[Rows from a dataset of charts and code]
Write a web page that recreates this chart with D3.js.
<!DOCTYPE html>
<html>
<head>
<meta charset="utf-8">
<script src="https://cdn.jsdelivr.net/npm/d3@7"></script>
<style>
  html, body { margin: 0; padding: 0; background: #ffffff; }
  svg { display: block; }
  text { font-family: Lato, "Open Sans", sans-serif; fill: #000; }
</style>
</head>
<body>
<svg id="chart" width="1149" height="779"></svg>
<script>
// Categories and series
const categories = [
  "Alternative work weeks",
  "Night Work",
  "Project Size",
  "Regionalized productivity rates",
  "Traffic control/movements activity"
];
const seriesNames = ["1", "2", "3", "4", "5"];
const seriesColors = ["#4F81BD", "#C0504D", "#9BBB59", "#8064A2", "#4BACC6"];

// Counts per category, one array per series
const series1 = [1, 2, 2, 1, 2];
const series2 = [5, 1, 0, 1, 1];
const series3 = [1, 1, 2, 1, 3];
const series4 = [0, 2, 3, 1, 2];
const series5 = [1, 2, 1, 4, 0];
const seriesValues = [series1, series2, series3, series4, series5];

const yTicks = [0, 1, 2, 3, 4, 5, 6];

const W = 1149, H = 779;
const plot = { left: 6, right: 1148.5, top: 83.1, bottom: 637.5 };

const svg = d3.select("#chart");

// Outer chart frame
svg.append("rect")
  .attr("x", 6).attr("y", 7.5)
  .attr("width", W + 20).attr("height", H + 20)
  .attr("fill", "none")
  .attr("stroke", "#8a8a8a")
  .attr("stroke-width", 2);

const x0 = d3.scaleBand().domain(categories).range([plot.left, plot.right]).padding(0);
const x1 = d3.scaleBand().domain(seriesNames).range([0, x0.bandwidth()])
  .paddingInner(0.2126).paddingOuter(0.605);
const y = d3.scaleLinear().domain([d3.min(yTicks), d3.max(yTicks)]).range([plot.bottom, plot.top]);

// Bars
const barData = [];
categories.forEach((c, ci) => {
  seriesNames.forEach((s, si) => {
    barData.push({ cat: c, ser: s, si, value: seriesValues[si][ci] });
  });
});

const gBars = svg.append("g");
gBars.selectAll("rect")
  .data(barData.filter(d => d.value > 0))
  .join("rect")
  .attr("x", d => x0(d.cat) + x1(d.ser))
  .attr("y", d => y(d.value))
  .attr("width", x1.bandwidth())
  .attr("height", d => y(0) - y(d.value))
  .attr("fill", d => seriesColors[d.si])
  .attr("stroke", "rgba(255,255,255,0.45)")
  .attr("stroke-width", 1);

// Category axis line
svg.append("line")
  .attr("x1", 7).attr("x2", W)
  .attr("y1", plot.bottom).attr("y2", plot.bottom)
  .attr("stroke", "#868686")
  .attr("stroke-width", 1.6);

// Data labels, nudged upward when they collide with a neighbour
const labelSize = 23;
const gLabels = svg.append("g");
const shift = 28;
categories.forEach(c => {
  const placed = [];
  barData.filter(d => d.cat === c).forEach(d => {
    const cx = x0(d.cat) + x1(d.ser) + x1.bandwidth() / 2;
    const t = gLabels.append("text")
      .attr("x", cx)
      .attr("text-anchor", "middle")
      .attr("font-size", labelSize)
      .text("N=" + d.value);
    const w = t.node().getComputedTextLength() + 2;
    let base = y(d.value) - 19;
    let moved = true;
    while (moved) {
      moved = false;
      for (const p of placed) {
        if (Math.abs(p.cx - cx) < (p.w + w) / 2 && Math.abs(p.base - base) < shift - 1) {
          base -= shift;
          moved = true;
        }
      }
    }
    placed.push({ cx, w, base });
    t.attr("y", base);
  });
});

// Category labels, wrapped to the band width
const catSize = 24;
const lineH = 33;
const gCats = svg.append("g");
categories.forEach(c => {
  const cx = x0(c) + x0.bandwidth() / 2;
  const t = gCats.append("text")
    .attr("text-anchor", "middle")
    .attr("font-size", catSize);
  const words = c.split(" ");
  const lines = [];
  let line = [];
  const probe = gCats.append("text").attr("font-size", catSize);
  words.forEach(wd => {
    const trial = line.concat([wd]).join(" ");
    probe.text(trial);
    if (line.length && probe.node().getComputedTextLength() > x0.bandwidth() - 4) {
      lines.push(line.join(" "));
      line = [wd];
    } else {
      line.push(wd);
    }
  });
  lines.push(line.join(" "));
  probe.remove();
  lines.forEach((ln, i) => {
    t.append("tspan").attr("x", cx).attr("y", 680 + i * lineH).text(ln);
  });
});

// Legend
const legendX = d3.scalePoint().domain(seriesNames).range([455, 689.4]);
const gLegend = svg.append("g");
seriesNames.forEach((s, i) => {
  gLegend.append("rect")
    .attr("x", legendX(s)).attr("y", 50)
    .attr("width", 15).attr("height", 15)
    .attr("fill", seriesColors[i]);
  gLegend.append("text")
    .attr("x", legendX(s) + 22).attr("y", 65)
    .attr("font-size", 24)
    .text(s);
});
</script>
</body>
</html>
==
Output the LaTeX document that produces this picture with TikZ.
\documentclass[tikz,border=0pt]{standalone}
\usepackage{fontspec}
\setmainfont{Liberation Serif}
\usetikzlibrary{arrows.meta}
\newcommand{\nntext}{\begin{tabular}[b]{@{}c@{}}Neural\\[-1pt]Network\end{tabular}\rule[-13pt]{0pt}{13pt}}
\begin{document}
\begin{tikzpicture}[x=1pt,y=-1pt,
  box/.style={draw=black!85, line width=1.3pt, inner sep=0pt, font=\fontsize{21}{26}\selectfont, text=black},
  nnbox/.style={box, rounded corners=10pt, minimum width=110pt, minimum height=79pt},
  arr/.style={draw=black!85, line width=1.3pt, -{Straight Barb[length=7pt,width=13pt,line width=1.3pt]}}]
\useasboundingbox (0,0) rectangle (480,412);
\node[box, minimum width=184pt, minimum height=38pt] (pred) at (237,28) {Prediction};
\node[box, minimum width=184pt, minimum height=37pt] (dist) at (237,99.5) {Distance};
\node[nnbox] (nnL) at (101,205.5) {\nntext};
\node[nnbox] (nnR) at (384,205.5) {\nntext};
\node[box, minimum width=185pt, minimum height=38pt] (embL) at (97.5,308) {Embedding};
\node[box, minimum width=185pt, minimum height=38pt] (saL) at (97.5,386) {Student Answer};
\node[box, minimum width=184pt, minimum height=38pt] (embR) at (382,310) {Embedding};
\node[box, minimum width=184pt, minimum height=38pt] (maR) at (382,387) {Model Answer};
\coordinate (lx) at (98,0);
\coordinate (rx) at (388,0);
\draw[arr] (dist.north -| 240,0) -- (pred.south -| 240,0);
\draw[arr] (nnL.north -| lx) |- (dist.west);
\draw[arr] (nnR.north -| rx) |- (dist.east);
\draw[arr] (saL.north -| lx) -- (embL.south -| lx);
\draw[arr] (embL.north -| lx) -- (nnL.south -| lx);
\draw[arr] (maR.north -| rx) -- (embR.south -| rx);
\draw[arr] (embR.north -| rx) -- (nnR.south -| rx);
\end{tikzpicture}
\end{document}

**What to produce**
Count the lines above that contain the word "with", and give only that number.

**Correct answer**
3